И сейчас же стало светло за окнами. Близился рассвет и мокрым туманом, как чье-то больное дыхание, ложился на запотевшие стекла окон.
Михайлов тщетно старался заснуть. Быть может, минутами он и забывался тяжелым мутным полусном, но ему казалось, что глаза все время были открыты, а мысли неустанно и больно тянулись в голове, как осенние тучи.
Будет новый день, новые встречи, новые мысли и чувства… Мною лет проживет он, черные волосы тронет седина, потускнеют глаза и задрожат руки… Старый художник, как каторжник, прикованный к тачке, все будет писать и писать свои картины, не смея остановиться, чтобы не умереть с опустелой душой. Скучно и тускло протянутся последние годы жизни… мало-помалу уйдут женщины, лунные ночи станут только холодными и сырыми, солнечные дни — тусклыми и длинными, жадное тело — тяжелым, нудным бременем, искусство — надоевшей привычкой… А потом, наконец, наступит последняя болезнь, агония и смерть… И под ненужные ему надгробные речи кончится все!..

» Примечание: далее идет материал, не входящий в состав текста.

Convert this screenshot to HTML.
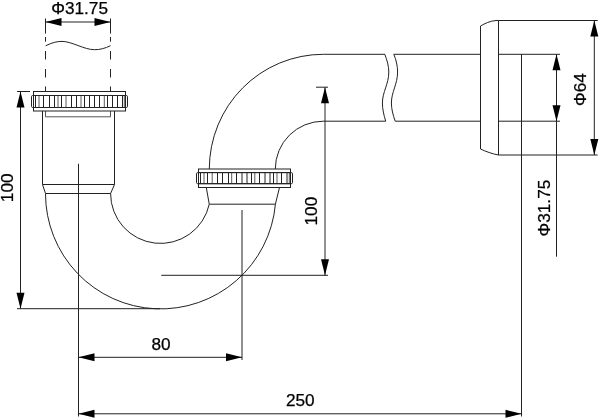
<!DOCTYPE html>
<html><head><meta charset="utf-8"><title>drawing</title>
<style>
html,body{margin:0;padding:0;background:#fff;}
svg{display:block;will-change:transform}
text{font-family:"Liberation Sans",sans-serif;font-size:17.2px;fill:#000;stroke:#000;stroke-width:0.25px;}
</style></head><body>
<svg width="600" height="420" viewBox="0 0 600 420">
<rect width="600" height="420" fill="#fff"/>
<g fill="none" stroke="#222" stroke-width="1">
<!-- top dimension -->
<path d="M45.5,18.5V33.5 M45.5,37V41.7 M45.5,51V59.5 M45.5,69V77.5 M45.5,86.5V91.5 M110.5,18.5V33.5 M110.5,37V41.7 M110.5,51V59.5 M110.5,69V77.5 M110.5,86.5V91.5"/>
<path d="M45.5,22H110.5"/>
<path d="M45.6,45.8 C52,42.6 57,41.4 62,41.4 C72,41.4 84,49.7 94.5,49.7 C100,49.7 105,48.4 110.5,45.7"/>
<!-- pipe 1 -->
<path d="M45.5,111V116.8H110.5V111" stroke="#555"/>
<path d="M42.5,111V184.5L45.50,193.5 M114.5,111V184.5L110.60,193.5 M42.5,184.5H114.5 M45.50,193.5H110.60"/>
<!-- U bend -->
<path d="M45.50,193.5 A115.2,115.2 0 0 0 275.42,204.2"/>
<path d="M110.60,193.5 A49.9,49.8 0 0 0 209.26,204.2"/>
<!-- below nut2 -->
<path d="M206.3,187.5L209.26,204.2H275.42L279.5,187.5"/>
<!-- upper bend -->
<path d="M209.3,169.0 A114.0,114.7 0 0 1 323.3,54.3 H385"/>
<path d="M275.3,169.0 A48.0,47.8 0 0 1 323.3,121.2 H385.7"/>
<!-- break -->
<path d="M384.8,54.3 C387,60 388.8,66 388.8,72 C388.8,84 382.4,92 382.4,103 C382.4,109 383.8,115 385.7,121.2"/>
<path d="M393.8,54.3 C396.2,60 397.6,66 397.6,72 C397.6,84 391.4,92 391.4,103 C391.4,109 393,115 395.2,121.2"/>
<path d="M393.8,54.3H480.5 M395.2,121.2H480.5"/>
<!-- wall flange -->
<path d="M498.5,20.5 V155 M480.5,26 V149 M480.5,26 C485,23.4 490,21 496,20.5 H498.5 M480.5,149 C486,151.6 492,153.8 498.5,155"/>
<path d="M498.5,20.5H597.7 M498.5,155H597.7 M498.5,54.3H560 M498.5,121.2H560"/>
<!-- dims -->
<path d="M594.3,20.5V155 M556.5,54.3V256.7 M521.5,54.3V416.5"/>
<path d="M78.5,163.75V416.5 M242,210V360"/>
<path d="M17,91.5H30 M17,308.7H160 M20.5,91.5V308.7"/>
<path d="M161.25,275.3H328 M325,87.2V275.3 M316,87.2H328"/>
<path d="M78.5,357.3H242 M78.5,413.8H521.5"/>
<!-- nuts -->
<rect x="33.5" y="91.5" width="92.0" height="19.5" fill="#fff" stroke="none"/>
<rect x="31.5" y="95.5" width="96.0" height="12.0" rx="1" fill="#fff" stroke="none"/>
<path d="M35.5,95.5V107.5 M43.5,95.5V107.5 M49.5,95.5V107.5 M54.5,95.5V107.5 M61.5,95.5V107.5 M71.5,95.5V107.5 M76.5,95.5V107.5 M84.5,95.5V107.5 M89.5,95.5V107.5 M94.5,95.5V107.5 M99.5,95.5V107.5 M107.5,95.5V107.5 M112.5,95.5V107.5 M117.5,95.5V107.5 M122.5,95.5V107.5"/>
<path d="M39,95.5V107.5 M58,95.5V107.5 M66,95.5V107.5 M81,95.5V107.5 M104.3,95.5V107.5 M124.3,95.5V107.5" stroke="#5a5a5a"/>
<path d="M33.5,95.5 H125.5 M33.5,107.5 H125.5"/>
<rect x="33.5" y="91.5" width="92.0" height="19.5"/>
<rect x="31.5" y="95.5" width="96.0" height="12.0" rx="1.2"/>
<rect x="198.5" y="169" width="92.0" height="18.5" fill="#fff" stroke="none"/>
<rect x="196.5" y="172.6" width="96.0" height="11.099999999999994" rx="1" fill="#fff" stroke="none"/>
<path d="M200.5,172.6V183.7 M207.5,172.6V183.7 M217.5,172.6V183.7 M222.5,172.6V183.7 M228.5,172.6V183.7 M236.5,172.6V183.7 M242,172.6V183.7 M247,172.6V183.7 M251.5,172.6V183.7 M259.5,172.6V183.7 M265,172.6V183.7 M270,172.6V183.7 M273.5,172.6V183.7 M281.5,172.6V183.7 M287,172.6V183.7"/>
<path d="M204,172.6V183.7 M212.2,172.6V183.7 M231.7,172.6V183.7 M254.8,172.6V183.7 M277,172.6V183.7 M289.3,172.6V183.7" stroke="#5a5a5a"/>
<path d="M198.5,172.6 H290.5 M198.5,183.7 H290.5"/>
<rect x="198.5" y="169" width="92.0" height="18.5"/>
<rect x="196.5" y="172.6" width="96.0" height="11.099999999999994" rx="1.2"/>
</g>
<g fill="#000" stroke="none">
<polygon points="45.5,22 61.5,18.0 61.5,26.0"/>
<polygon points="110.5,22 94.5,18.0 94.5,26.0"/>
<polygon points="20.5,91.5 16.5,107.5 24.5,107.5"/>
<polygon points="20.5,308.7 16.5,292.7 24.5,292.7"/>
<polygon points="325,87.2 321.0,103.2 329.0,103.2"/>
<polygon points="325,275.3 321.0,259.3 329.0,259.3"/>
<polygon points="78.5,357.3 94.5,353.3 94.5,361.3"/>
<polygon points="242,357.3 226,353.3 226,361.3"/>
<polygon points="78.5,413.8 94.5,409.8 94.5,417.8"/>
<polygon points="521.5,413.8 505.5,409.8 505.5,417.8"/>
<polygon points="556.5,54.3 552.5,70.3 560.5,70.3"/>
<polygon points="556.5,121.2 552.5,105.2 560.5,105.2"/>
<polygon points="594.3,20.5 590.3,36.5 598.3,36.5"/>
<polygon points="594.3,155 590.3,139 598.3,139"/>
</g>
<text transform="translate(79.6,13.8)" text-anchor="middle">Φ31.75</text>
<text transform="translate(161,349.7)" text-anchor="middle">80</text>
<text transform="translate(300.3,406.1)" text-anchor="middle">250</text>
<text transform="translate(13,187.8) rotate(-90)" text-anchor="middle">100</text>
<text transform="translate(317.2,211.1) rotate(-90)" text-anchor="middle">100</text>
<text transform="translate(586.4,89.6) rotate(-90)" text-anchor="middle">Φ64</text>
<text transform="translate(550.3,208.1) rotate(-90)" text-anchor="middle">Φ31.75</text>
</svg>
</body></html>
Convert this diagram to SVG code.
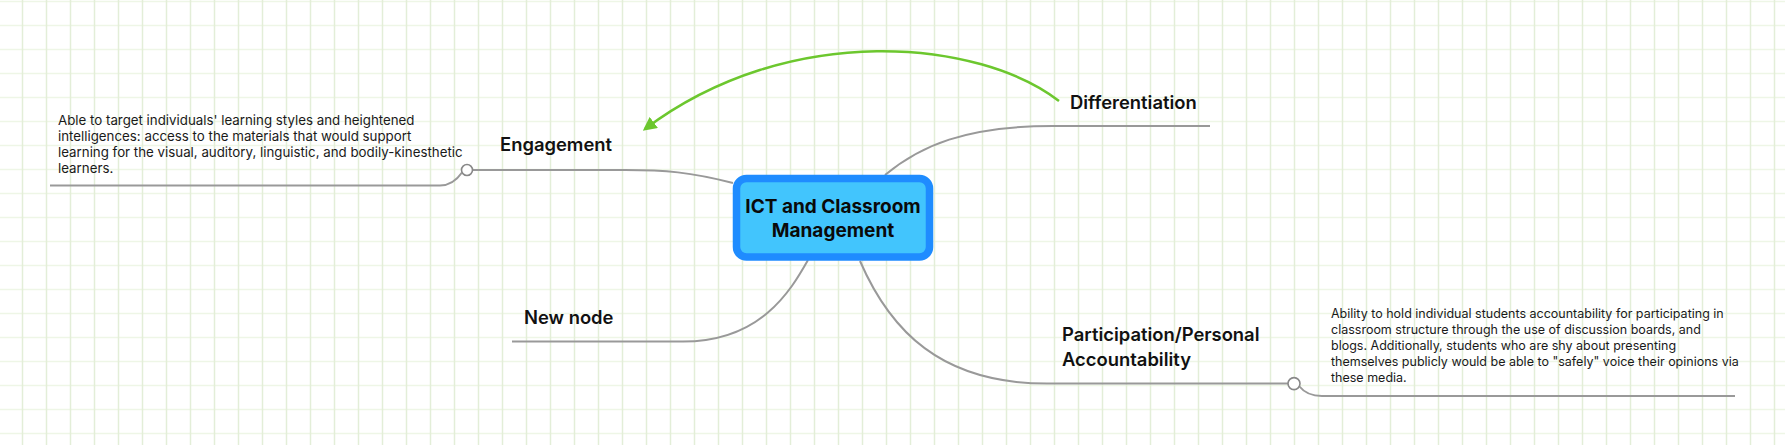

Так просто и скучно, как будто бы вся жизнь только и была, чтобы подготовить его к этому неизбежному страшному концу.
И в тупом забытьи бессонницы Михайлов в первый раз подумал, как было бы хорошо, если бы новый день совсем не начался, и не нужно было бы ему ни картин, ни женщин, ни страданий, ни наслаждений.
Сладким и милым представился ему покой.
ХIII
А на другой день он уехал на родину.
Сам не зная, зачем он едет, Михайлов всю дорогу был в том же тоскливом метании.

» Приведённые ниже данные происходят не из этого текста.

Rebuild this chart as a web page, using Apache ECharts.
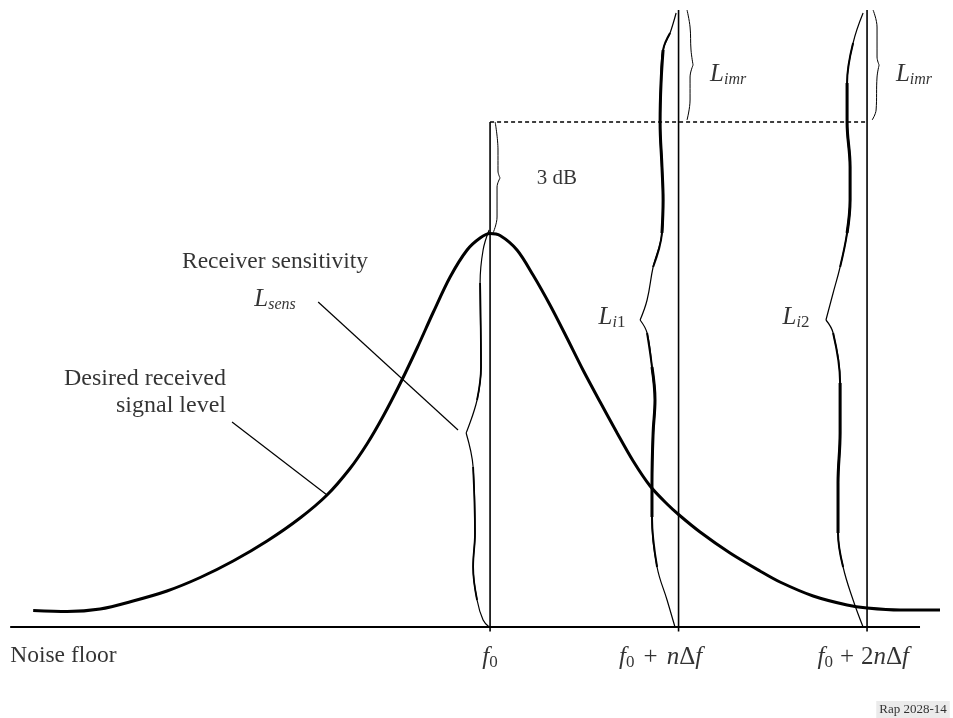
<!DOCTYPE html>
<html>
<head>
<meta charset="utf-8">
<script src="https://cdn.jsdelivr.net/npm/echarts@6/dist/echarts.min.js"></script>
<style>
html,body{margin:0;padding:0;background:#fff;}
#chart{width:953px;height:718px;}
</style>
</head>
<body>
<div id="chart"></div>
<script>
// x: frequency offset in units of nΔf (f0 = 0); y: level above the noise floor (arbitrary units)
const tickValues = [0, 1, 2];
const tickLabels = [
  '{it|f}{sub0|0}',
  '{it|f}{sub0|0}{sp|}{up|+}{sp|}{it|n}{up|Δ}{it|f}',
  '{it|f}{sub0|0}{sp2|}{up|+}{sp2|}{up|2}{it|n}{up|Δ}{it|f}'
];
const tickLabelX = [0, 0.905, 1.98];
const axisExtent = [-2.546, 2.281];

const desiredSignal = [
  [-2.424,1.65],[-2.244,1.55],[-2.069,1.8],[-1.894,2.6],[-1.714,3.6],[-1.538,4.95],[-1.363,6.6],
  [-1.183,8.6],[-1.008,10.9],[-0.865,13.2],[-0.743,15.85],[-0.653,18.3],[-0.568,21.05],[-0.477,24.35],
  [-0.387,27.9],[-0.302,31.45],[-0.212,35.0],[-0.122,37.7],[-0.053,38.9],[0.0,39.35],[0.053,39.15],
  [0.143,37.7],[0.228,35.2],[0.318,32.2],[0.408,28.9],[0.493,25.7],[0.584,22.5],[0.674,19.4],
  [0.759,16.6],[0.849,14.1],[0.939,12.3],[1.003,11.2],[1.114,9.5],[1.273,7.4],[1.432,5.6],
  [1.538,4.5],[1.714,3.1],[1.894,2.2],[2.0,1.9],[2.175,1.7],[2.387,1.7]
];

// interfering signals drawn as braces
const interferer1 = [
  [0.987,61.4],[0.955,59.4],[0.918,57.7],[0.907,54.4],[0.902,50.5],[0.912,46.0],[0.918,42.7],
  [0.912,39.4],[0.865,36.0],[0.833,32.7],[0.796,30.7],
  [0.833,29.4],[0.859,26.0],[0.875,22.7],[0.865,19.4],[0.859,14.4],[0.859,11.0],[0.886,6.0],
  [0.939,2.7],[0.981,0]
];
const interferer2 = [
  [1.979,61.4],[1.926,58.4],[1.894,54.4],[1.894,50.5],[1.910,46.0],[1.910,42.7],[1.894,39.4],
  [1.857,36.0],[1.820,33.4],[1.782,30.7],
  [1.820,29.4],[1.857,24.4],[1.857,19.4],[1.846,14.4],[1.846,9.4],[1.873,6.0],[1.926,2.7],[1.979,0]
];
const sensBrace = [
  [-0.005,39.7],[-0.037,37.7],[-0.053,34.4],[-0.048,26.0],[-0.069,22.7],[-0.127,19.4],
  [-0.090,16.0],[-0.080,9.4],[-0.090,6.0],[-0.069,2.7],[-0.037,0.7],[-0.005,0]
];
const brace3dB = [[0.027,50.5],[0.042,47.7],[0.042,45.6],[0.053,44.9],[0.037,44.0],[0.037,41.0],[0.016,39.4]];
const braceImr1 = [[1.045,61.7],[1.061,60.0],[1.066,57.7],[1.077,56.2],[1.061,55.0],[1.061,52.7],[1.045,50.7]];
const braceImr2 = [[2.032,61.7],[2.053,60.0],[2.053,57.0],[2.064,56.2],[2.053,55.0],[2.048,51.7],[2.027,50.7]];

const verticalLines = [[0, 50.5], [1, 61.7], [2, 61.7]];
const dashedLevel = [[0, 50.5], [2, 50.5]];
const leaderSens = [[-0.912,32.5],[-0.170,19.7]];
const leaderDesired = [[-1.369,20.5],[-0.865,13.2]];

const annotations = [
  { text: 'Receiver sensitivity', x: -1.141, y: 36.5, pos: 'inside', size: 23.5 },
  { text: '{it|L}{sub|sens}', x: -1.141, y: 32.8, pos: 'inside', size: 23.5 },
  { text: 'Desired received\nsignal level', x: -1.401, y: 23.5, pos: 'left', size: 24 },
  { text: '3 dB', x: 0.355, y: 44.9, pos: 'inside', size: 21 },
  { text: '{it|L}{sub|imr}', x: 1.263, y: 55.3, pos: 'inside', size: 22 },
  { text: '{it|L}{sub|imr}', x: 2.249, y: 55.3, pos: 'inside', size: 22 },
  { text: '{it|L}{sub|i}{sub0|1}', x: 0.647, y: 31.0, pos: 'inside', size: 22 },
  { text: '{it|L}{sub|i}{sub0|2}', x: 1.623, y: 31.0, pos: 'inside', size: 22 },
  { text: 'Noise floor', x: -2.546, y: -2.9, pos: 'right', size: 23.5 }
];
const figureRef = { text: 'Rap 2028-14', x: 2.244, y: -8.3 };

const FONT = '"Liberation Serif", "Times New Roman", serif';
const rich = {
  it: { fontFamily: FONT, fontStyle: 'italic', fontSize: 25, color: '#000' },
  sub: { fontFamily: FONT, fontStyle: 'italic', fontSize: 16, color: '#000', padding: [12, 0, 0, 0] },
  sub0: { fontFamily: FONT, fontSize: 17, color: '#000', padding: [12, 0, 0, 0] },
  up: { fontFamily: FONT, fontSize: 25, color: '#000' },
  sp: { width: 9 },
  sp2: { width: 7 }
};

function lineSeries(data, width, extra) {
  return Object.assign({
    type: 'line', data: data, symbol: 'none', clip: false, silent: true,
    lineStyle: { color: '#000', width: width }, animation: false
  }, extra || {});
}
function braceSeries(points, width, smooth) {
  // the brace point is the interior vertex farthest from the mean x
  const mean = points.reduce((s, p) => s + p[0], 0) / points.length;
  let tip = 1, far = -1;
  points.forEach((p, i) => {
    const d = Math.abs(p[0] - mean);
    if (i > 0 && i < points.length - 1 && d > far) { far = d; tip = i; }
  });
  return [
    lineSeries(points.slice(0, tip + 1), width, { smooth: smooth }),
    lineSeries(points.slice(tip), width, { smooth: smooth })
  ];
}

const series = [];
// noise floor axis line and ticks
series.push(lineSeries([[axisExtent[0], 0], [axisExtent[1], 0]], 2));
series.push(lineSeries(desiredSignal, 3, { smooth: 0.3 }));
verticalLines.forEach(v => series.push(lineSeries([[v[0], -0.45], [v[0], v[1]]], 1.6)));
series.push(lineSeries(dashedLevel, 1.5, { lineStyle: { color: '#000', width: 1.5, type: [4, 3] } }));
series.push(lineSeries(leaderSens, 1.2));
series.push(lineSeries(leaderDesired, 1.2));
braceSeries(interferer1, 1.2, 0.4).forEach(s => series.push(s));
braceSeries(interferer2, 1.2, 0.4).forEach(s => series.push(s));
// thicker middle parts of the interfering signal strokes (tapered)
series.push(lineSeries(interferer1.slice(1, 9), 2, { smooth: 0.4 }));
series.push(lineSeries(interferer1.slice(2, 8), 3, { smooth: 0.4 }));
series.push(lineSeries(interferer1.slice(11, 18), 2, { smooth: 0.4 }));
series.push(lineSeries(interferer1.slice(12, 17), 3, { smooth: 0.4 }));
series.push(lineSeries(interferer2.slice(1, 8), 2, { smooth: 0.4 }));
series.push(lineSeries(interferer2.slice(2, 7), 3, { smooth: 0.4 }));
series.push(lineSeries(interferer2.slice(10, 16), 2, { smooth: 0.4 }));
series.push(lineSeries(interferer2.slice(11, 15), 3, { smooth: 0.4 }));
braceSeries(sensBrace, 1.2, 0.4).forEach(s => series.push(s));
series.push(lineSeries(sensBrace.slice(2, 5), 1.8, { smooth: 0.4 }));
series.push(lineSeries(sensBrace.slice(6, 10), 1.8, { smooth: 0.4 }));
braceSeries(brace3dB, 1, 0.4).forEach(s => series.push(s));
braceSeries(braceImr1, 1, 0.4).forEach(s => series.push(s));
braceSeries(braceImr2, 1, 0.4).forEach(s => series.push(s));

const labelData = annotations.map(a => ({
  value: [a.x, a.y],
  label: {
    show: true, formatter: a.text, position: a.pos, distance: 0,
    align: a.pos === 'left' ? 'right' : (a.pos === 'right' ? 'left' : 'center'),
    fontFamily: FONT, fontSize: a.size, color: '#000', lineHeight: 27, rich: rich
  }
}));
tickValues.forEach((v, i) => labelData.push({
  value: [tickLabelX[i], -3.0],
  label: { show: true, formatter: tickLabels[i], position: 'inside', fontFamily: FONT, fontSize: 24, color: '#000', rich: rich }
}));
labelData.push({
  value: [figureRef.x, figureRef.y],
  label: { show: true, formatter: figureRef.text, position: 'inside', fontFamily: FONT, fontSize: 13, color: '#000',
           backgroundColor: '#e6e6e6', padding: [3, 3, 2, 3] }
});
series.push({
  type: 'scatter', data: labelData, symbolSize: 0.1, clip: false, silent: true, animation: false,
  itemStyle: { color: 'transparent' }
});

const chart = echarts.init(document.getElementById('chart'), null, { renderer: 'canvas' });
chart.setOption({
  backgroundColor: '#fff',
  animation: false,
  grid: { left: 0, right: 0, top: 0, bottom: 0, containLabel: false, outerBoundsMode: 'none' },
  xAxis: { type: 'value', min: -2.6, max: 2.456, show: false, splitLine: { show: false } },
  yAxis: { type: 'value', min: -9.1, max: 62.7, show: false, splitLine: { show: false } },
  series: series
});
</script>
</body>
</html>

Он то ложился, то вставал, то выходил на площадку, то пил в ресторане-вагоне, то по целым часам бесцельно смотрел в окна.
За слезящимися стеклами уныло бежали мокрые поля с вросшими в землю, похожими на кучи гнилого навоза деревнями, чахлыми рощицами, дрожащими речонками и куда-то летящими мокрыми воронами. И при взгляде на это унылое бескрайнее серое пространство, сплошь затянутое мутной пеленой дождя, дико приходило в голову:
«Неужели и тут живут люди?.. Что же они думают, что делают целые долгие дни, чем и для чего живут?..»

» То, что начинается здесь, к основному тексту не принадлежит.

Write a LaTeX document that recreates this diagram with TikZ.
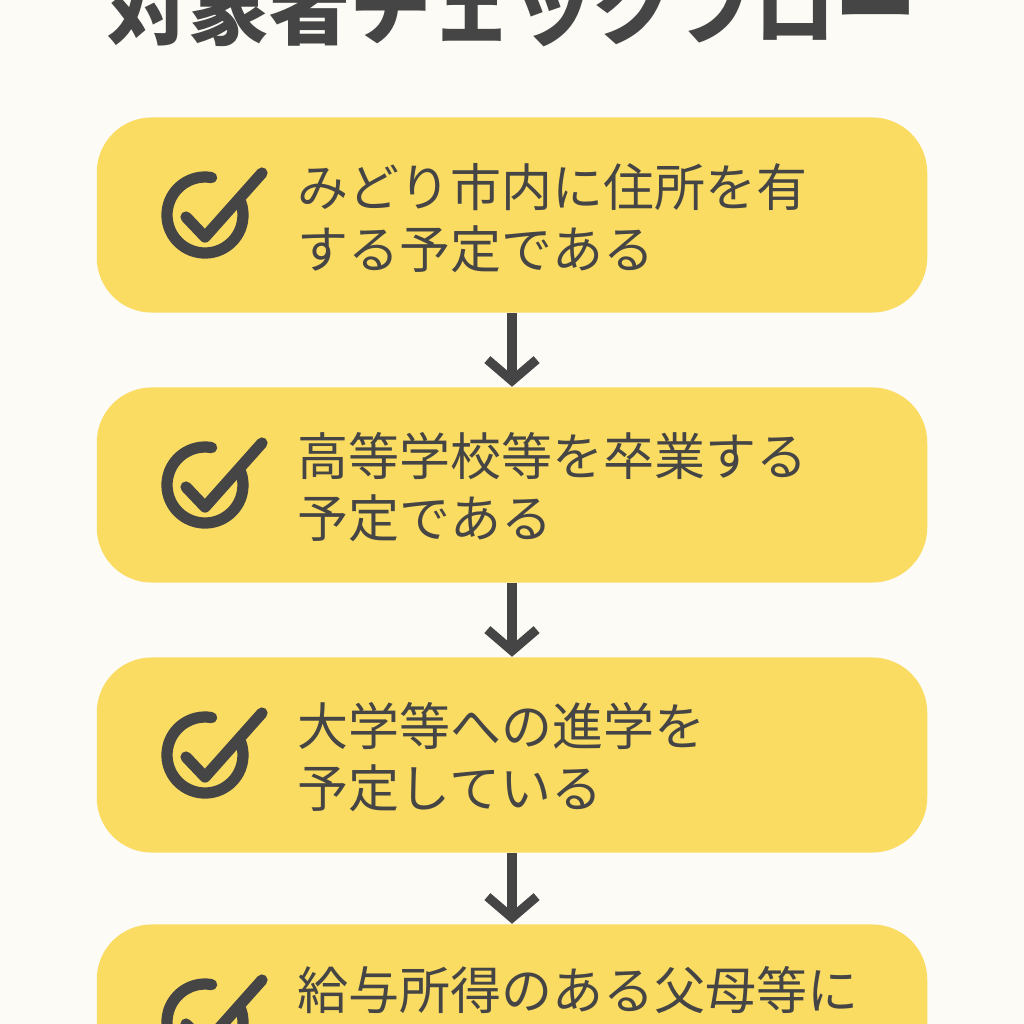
\documentclass[tikz,border=0pt]{standalone}
\usepackage{fontspec}
\newfontfamily\cjk{Noto Sans CJK JP}
\usetikzlibrary{positioning,arrows.meta}
\definecolor{bgcol}{HTML}{FCFBF5}
\definecolor{boxcol}{HTML}{FBDC62}
\definecolor{inkcol}{HTML}{454545}
\begin{document}
\begin{tikzpicture}[x=0.01cm,y=-0.01cm]

    % Styles
    \tikzstyle{flowbox} = [rectangle, rounded corners=0.55cm, minimum width=8.3cm, minimum height=1.95cm, fill=boxcol, inner sep=0]
    \tikzstyle{flowtext} = [text=inkcol, font=\cjk\fontsize{14.5}{17.6}\selectfont, align=left, anchor=west, inner sep=0]
    \tikzstyle{arrow} = [line width=2.6pt, draw=inkcol, -{Straight Barb[length=6pt,width=14pt,line width=2.6pt]}]
    \tikzstyle{tick} = [line width=3.2pt, draw=inkcol, line cap=round, line join=round]

    % Fond
    \fill[bgcol] (0,0) rectangle (1024,1024);
    \useasboundingbox (0,0) rectangle (1024,1024);

    % Titre
    \node (title) [text=inkcol, font=\cjk\bfseries\fontsize{23}{23}\selectfont] at (512,8) {対象者チェックフロー};

    % Boites
    \node (s1) [flowbox] at (512,215) {};
    \node (s2) [flowbox] at (512,485) {};
    \node (s3) [flowbox] at (512,755) {};
    \node (s4) [flowbox] at (512,1022) {};

    \node (t1) [flowtext] at (297,218) {みどり市内に住所を有\\する予定である};
    \node (t2) [flowtext] at (297,487) {高等学校等を卒業する\\予定である};
    \node (t3) [flowtext] at (297,757) {大学等への進学を\\予定している};
    \node (t4) [flowtext] at (297,990) {給与所得のある父母等に};

    % Coches
    \foreach \y in {215,485,755,1022} {
        \draw [tick] (211.6,\y-37.4) arc (280:-20:38);
        \draw [tick] (186,\y+2) -- (205,\y+22) -- (262,\y-42);
    }

    % Fleches
    \draw [arrow] (s1) -- (s2);
    \draw [arrow] (s2) -- (s3);
    \draw [arrow] (s3) -- (s4);

\end{tikzpicture}
\end{document}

Все было уныло, бедно и серо. Дождь моросил без конца, и казалось, что все — и земля, и небо, и леса, и деревни, и летящие вороны, и мокрые серые мужики на заброшенных полустанках, тупо глядящие вслед поезду, — все плачет в какой-то убогой вечной печали.
От бессонной ночи в голове Михайлова был туман, по временам он совершенно ни о чем не думал и только чувствовал, что с ним совершается что-то страшное и последнее.
Только приехав домой и проспав весь день тяжелым тупым сном, Михайлов точно очнулся. Он окинул взглядом запылившуюся мастерскую, увидел мокрый сад за окном и с ужасом спросил себя:
«Зачем я сюда приехал?.. Ведь это уже конец!..»
Он вдруг как-то странно растерялся и долго, совершенно бесцельно ходил по комнатам, озираясь кругом, как заблудившийся человек.